## start PROVIDED RECORDS

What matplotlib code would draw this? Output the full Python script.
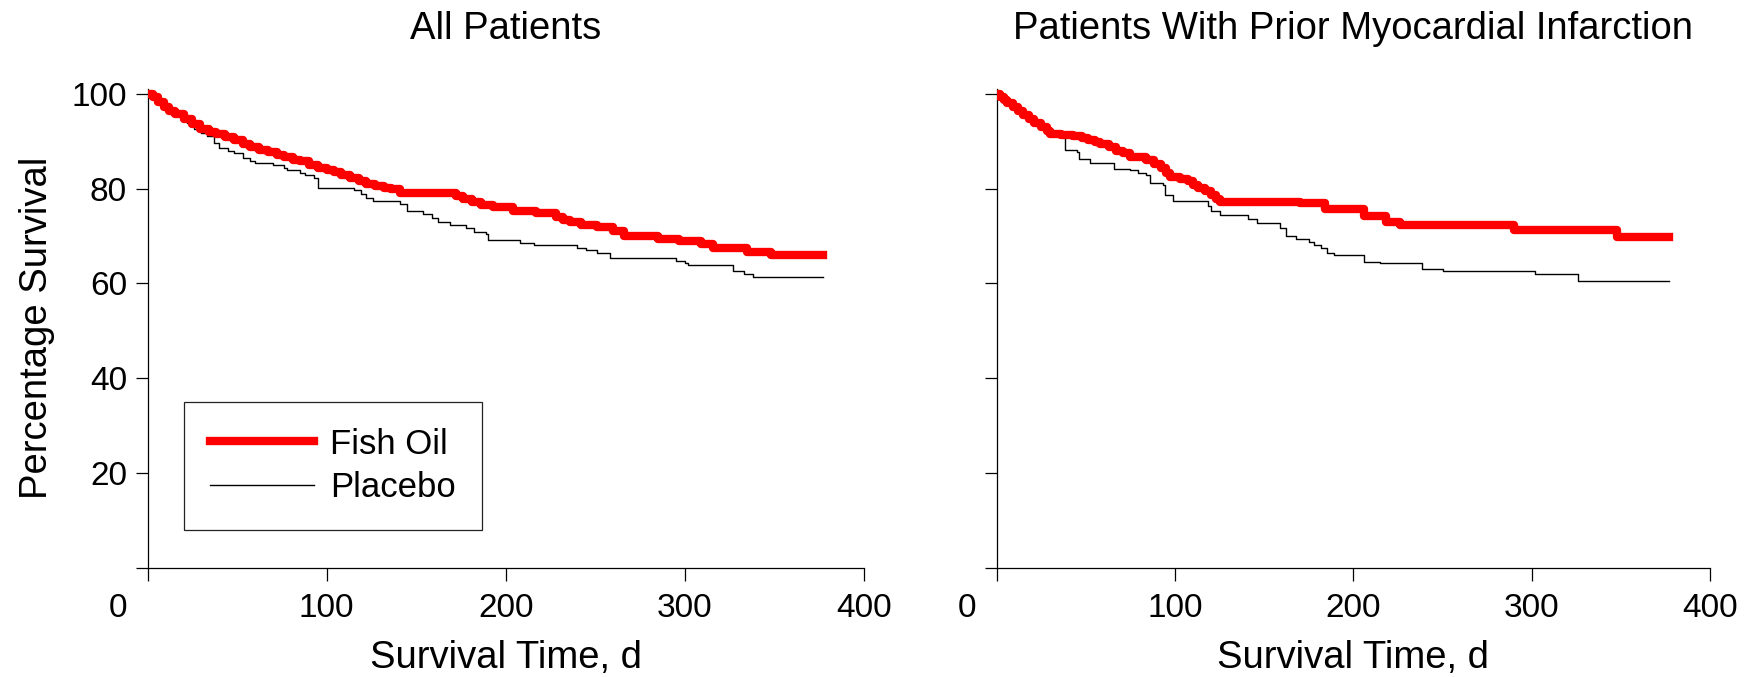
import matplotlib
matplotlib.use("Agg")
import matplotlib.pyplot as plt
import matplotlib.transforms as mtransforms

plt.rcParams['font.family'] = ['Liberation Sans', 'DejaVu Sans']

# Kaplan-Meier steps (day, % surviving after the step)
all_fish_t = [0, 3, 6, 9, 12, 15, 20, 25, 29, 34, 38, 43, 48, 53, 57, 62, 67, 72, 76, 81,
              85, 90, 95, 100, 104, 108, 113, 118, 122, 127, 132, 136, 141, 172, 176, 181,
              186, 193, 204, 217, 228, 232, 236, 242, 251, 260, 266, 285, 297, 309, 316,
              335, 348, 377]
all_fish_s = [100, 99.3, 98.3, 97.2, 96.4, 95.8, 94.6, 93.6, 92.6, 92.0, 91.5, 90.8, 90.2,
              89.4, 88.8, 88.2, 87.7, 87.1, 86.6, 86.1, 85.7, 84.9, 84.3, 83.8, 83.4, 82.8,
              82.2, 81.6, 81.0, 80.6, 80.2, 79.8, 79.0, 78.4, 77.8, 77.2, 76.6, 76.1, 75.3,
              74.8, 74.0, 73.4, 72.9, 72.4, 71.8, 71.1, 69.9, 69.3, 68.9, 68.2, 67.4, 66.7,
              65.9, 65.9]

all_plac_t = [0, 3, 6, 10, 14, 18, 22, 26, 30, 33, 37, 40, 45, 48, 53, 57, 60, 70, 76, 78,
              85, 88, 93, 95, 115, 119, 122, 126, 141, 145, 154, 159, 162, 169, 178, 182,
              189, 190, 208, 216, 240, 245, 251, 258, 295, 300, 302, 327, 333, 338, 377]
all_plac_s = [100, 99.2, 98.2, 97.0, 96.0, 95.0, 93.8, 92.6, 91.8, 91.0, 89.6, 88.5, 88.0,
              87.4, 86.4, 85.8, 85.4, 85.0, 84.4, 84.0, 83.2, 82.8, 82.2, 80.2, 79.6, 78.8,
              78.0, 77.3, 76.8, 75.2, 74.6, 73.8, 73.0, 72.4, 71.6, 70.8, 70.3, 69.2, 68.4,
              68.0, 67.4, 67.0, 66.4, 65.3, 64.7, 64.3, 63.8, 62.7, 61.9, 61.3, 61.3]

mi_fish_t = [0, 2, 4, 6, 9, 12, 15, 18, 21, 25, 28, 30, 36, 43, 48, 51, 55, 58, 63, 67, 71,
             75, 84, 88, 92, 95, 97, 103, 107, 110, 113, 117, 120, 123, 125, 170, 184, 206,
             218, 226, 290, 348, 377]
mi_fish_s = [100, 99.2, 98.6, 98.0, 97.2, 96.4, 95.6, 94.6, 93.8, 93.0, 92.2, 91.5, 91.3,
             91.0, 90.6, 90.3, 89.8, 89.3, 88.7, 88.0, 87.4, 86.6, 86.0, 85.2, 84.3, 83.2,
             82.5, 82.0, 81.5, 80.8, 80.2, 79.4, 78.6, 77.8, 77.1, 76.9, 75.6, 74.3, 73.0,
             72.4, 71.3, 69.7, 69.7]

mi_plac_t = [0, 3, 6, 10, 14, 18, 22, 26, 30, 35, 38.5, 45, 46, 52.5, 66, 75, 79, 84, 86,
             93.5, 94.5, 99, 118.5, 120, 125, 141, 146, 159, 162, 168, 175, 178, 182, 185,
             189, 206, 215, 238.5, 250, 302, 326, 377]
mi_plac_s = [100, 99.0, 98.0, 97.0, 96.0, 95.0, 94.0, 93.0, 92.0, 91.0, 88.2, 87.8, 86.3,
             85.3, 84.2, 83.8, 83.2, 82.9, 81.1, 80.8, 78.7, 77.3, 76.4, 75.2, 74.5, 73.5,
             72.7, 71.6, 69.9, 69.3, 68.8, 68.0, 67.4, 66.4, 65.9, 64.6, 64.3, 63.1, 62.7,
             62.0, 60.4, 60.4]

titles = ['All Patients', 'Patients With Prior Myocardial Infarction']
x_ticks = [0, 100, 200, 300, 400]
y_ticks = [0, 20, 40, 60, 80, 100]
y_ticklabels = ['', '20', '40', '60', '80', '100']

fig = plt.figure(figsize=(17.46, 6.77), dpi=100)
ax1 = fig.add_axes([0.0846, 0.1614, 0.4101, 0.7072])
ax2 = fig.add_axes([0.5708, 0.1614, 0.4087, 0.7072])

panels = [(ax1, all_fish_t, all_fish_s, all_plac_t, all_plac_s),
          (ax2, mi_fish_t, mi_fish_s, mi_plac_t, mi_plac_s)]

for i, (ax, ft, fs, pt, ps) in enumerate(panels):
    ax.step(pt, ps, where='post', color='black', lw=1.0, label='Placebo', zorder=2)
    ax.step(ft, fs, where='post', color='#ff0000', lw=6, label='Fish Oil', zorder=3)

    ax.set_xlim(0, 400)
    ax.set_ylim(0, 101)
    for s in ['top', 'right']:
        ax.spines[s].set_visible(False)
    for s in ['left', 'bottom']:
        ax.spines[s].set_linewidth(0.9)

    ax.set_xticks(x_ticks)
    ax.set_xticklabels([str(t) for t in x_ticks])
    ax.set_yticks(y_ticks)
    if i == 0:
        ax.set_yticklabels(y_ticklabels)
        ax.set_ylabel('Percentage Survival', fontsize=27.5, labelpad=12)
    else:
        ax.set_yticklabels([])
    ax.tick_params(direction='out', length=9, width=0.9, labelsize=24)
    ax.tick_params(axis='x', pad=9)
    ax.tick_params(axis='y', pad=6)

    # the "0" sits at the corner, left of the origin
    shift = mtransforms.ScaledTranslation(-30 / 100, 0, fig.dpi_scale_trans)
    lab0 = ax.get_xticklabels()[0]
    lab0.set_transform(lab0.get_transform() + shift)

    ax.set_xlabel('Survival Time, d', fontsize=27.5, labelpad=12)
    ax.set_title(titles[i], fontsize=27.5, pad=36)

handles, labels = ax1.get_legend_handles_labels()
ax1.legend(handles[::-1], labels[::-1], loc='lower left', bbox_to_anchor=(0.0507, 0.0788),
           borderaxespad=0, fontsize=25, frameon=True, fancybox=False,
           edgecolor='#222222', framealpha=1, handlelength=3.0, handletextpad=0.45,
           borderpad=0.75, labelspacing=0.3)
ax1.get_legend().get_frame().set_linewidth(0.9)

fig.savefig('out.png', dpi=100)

## end PROVIDED RECORDS
## start PROVIDED RECORDS

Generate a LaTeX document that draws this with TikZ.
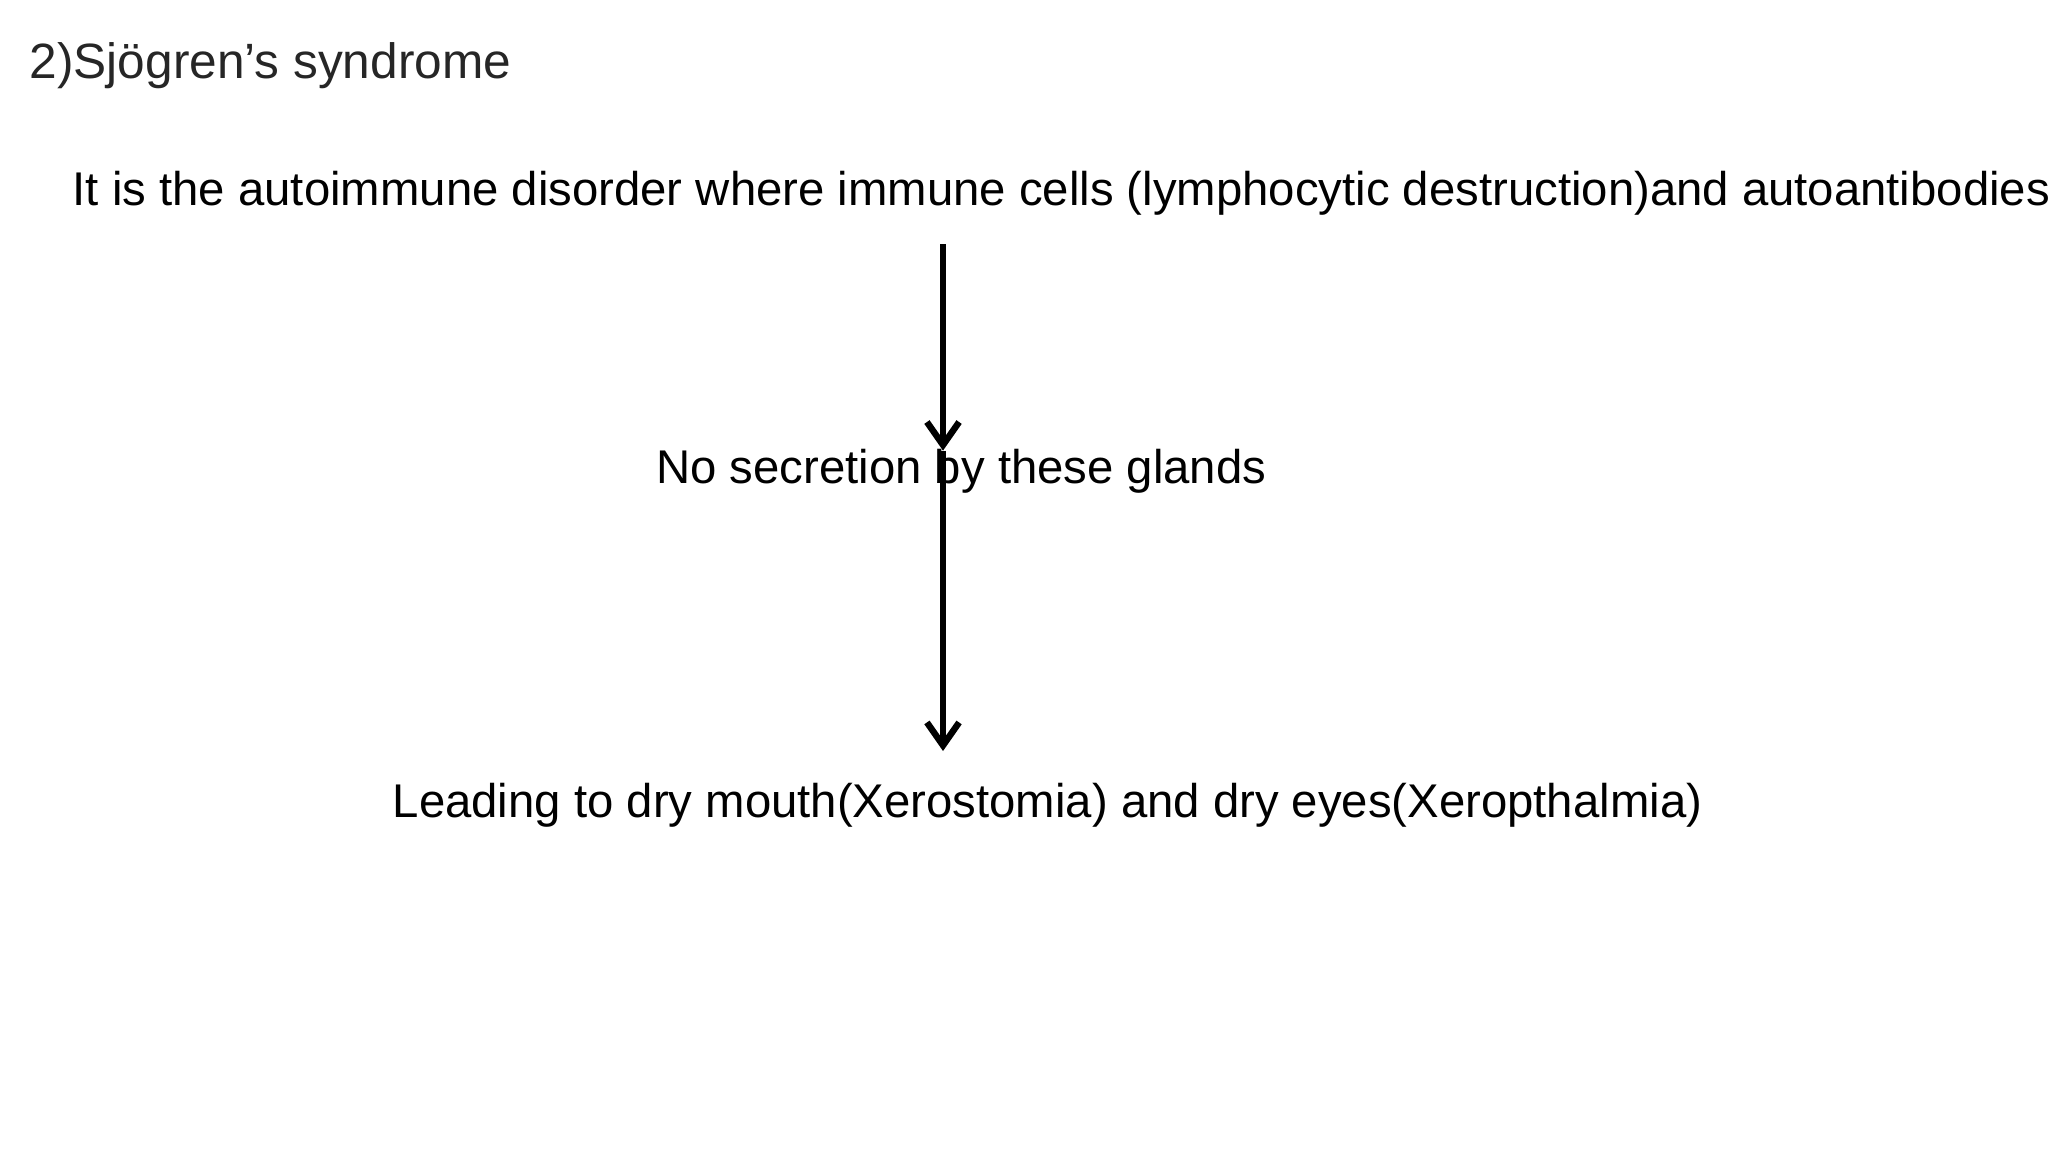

## end PROVIDED RECORDS
## start PROVIDED RECORDS

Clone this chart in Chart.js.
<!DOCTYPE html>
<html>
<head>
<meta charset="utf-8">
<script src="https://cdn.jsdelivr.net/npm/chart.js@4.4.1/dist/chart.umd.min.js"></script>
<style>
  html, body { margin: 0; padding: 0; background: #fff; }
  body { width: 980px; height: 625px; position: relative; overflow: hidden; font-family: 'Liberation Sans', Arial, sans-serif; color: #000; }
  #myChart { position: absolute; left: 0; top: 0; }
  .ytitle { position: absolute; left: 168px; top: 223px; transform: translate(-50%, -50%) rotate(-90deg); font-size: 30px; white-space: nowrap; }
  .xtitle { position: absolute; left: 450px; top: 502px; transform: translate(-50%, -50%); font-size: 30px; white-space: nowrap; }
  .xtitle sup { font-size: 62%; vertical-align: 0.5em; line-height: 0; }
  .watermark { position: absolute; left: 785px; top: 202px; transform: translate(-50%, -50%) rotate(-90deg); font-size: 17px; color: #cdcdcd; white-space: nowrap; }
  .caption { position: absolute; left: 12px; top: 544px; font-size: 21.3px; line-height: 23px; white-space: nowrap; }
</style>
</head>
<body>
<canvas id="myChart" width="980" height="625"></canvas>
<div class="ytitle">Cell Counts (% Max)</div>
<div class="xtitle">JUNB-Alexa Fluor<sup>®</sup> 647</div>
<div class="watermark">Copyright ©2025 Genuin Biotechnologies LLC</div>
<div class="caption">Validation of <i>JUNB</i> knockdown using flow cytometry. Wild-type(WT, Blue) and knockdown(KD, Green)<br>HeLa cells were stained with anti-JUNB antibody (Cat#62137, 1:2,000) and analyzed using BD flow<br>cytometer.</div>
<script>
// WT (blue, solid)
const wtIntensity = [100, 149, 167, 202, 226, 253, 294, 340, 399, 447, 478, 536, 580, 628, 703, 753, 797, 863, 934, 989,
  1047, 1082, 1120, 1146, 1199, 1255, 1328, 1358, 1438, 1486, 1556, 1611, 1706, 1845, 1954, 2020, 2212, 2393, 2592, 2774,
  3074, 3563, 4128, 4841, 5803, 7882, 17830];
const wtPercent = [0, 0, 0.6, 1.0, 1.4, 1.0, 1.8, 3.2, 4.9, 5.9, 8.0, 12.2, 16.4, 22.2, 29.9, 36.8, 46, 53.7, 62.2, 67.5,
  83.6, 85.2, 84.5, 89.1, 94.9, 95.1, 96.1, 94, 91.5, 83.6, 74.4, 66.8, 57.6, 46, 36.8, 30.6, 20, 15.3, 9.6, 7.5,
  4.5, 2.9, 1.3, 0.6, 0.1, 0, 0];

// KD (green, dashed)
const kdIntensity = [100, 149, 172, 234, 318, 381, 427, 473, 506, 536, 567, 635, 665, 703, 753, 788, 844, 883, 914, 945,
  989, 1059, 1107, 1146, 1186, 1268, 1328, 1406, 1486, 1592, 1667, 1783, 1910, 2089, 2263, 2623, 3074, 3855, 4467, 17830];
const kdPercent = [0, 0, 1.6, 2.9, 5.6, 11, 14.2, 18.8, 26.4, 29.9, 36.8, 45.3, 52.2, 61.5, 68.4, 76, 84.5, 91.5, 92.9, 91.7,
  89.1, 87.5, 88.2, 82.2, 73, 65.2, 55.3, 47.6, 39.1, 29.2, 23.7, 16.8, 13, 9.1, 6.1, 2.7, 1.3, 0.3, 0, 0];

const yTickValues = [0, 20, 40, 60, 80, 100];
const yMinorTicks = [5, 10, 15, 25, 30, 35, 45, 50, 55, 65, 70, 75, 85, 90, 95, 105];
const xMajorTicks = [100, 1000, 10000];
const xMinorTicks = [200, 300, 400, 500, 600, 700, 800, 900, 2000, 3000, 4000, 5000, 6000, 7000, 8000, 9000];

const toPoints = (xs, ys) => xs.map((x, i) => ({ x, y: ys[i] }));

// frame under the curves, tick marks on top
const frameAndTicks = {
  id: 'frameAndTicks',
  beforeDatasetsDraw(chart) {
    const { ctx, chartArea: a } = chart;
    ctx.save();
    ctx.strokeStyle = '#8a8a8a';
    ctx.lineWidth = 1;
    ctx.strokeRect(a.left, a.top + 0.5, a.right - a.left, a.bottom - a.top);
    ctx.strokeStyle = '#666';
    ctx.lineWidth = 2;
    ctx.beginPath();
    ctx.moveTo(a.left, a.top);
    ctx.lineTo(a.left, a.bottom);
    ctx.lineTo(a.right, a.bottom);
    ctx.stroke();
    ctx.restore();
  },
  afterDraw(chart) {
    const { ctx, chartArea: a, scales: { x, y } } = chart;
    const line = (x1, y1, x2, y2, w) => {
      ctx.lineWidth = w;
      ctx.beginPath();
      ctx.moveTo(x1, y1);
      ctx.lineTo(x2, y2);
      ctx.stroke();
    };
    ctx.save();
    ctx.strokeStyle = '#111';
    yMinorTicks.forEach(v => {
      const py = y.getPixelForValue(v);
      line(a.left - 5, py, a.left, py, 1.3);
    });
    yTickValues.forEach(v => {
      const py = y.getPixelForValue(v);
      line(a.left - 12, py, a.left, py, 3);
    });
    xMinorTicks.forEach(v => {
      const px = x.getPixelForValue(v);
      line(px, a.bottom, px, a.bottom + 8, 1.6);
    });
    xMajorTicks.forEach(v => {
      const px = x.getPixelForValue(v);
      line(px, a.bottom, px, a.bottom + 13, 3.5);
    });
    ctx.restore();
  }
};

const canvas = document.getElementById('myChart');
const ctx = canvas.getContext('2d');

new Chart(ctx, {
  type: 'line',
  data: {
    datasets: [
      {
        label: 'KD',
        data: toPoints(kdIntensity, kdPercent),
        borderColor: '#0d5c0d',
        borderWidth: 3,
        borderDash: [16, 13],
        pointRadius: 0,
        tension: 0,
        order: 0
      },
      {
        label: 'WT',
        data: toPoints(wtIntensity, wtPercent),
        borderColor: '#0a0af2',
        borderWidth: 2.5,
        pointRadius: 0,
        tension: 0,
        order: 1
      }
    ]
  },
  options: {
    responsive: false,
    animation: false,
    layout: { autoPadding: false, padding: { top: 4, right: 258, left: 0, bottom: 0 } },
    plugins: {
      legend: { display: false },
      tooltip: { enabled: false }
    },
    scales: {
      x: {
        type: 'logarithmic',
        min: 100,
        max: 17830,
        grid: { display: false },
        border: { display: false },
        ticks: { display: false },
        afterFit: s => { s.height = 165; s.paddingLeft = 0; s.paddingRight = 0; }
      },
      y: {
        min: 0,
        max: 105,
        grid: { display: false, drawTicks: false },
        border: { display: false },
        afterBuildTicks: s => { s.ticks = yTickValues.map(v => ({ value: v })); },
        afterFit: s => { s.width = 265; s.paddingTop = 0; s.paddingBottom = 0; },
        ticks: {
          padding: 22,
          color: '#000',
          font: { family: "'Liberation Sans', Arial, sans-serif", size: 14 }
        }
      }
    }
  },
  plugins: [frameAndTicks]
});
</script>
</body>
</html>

## end PROVIDED RECORDS

# TASK GOAL
Which lines contain "this"? Copy each of them out.

# EXERCISE ANSWER
What matplotlib code would draw this? Output the full Python script.
Generate a LaTeX document that draws this with TikZ.
Clone this chart in Chart.js.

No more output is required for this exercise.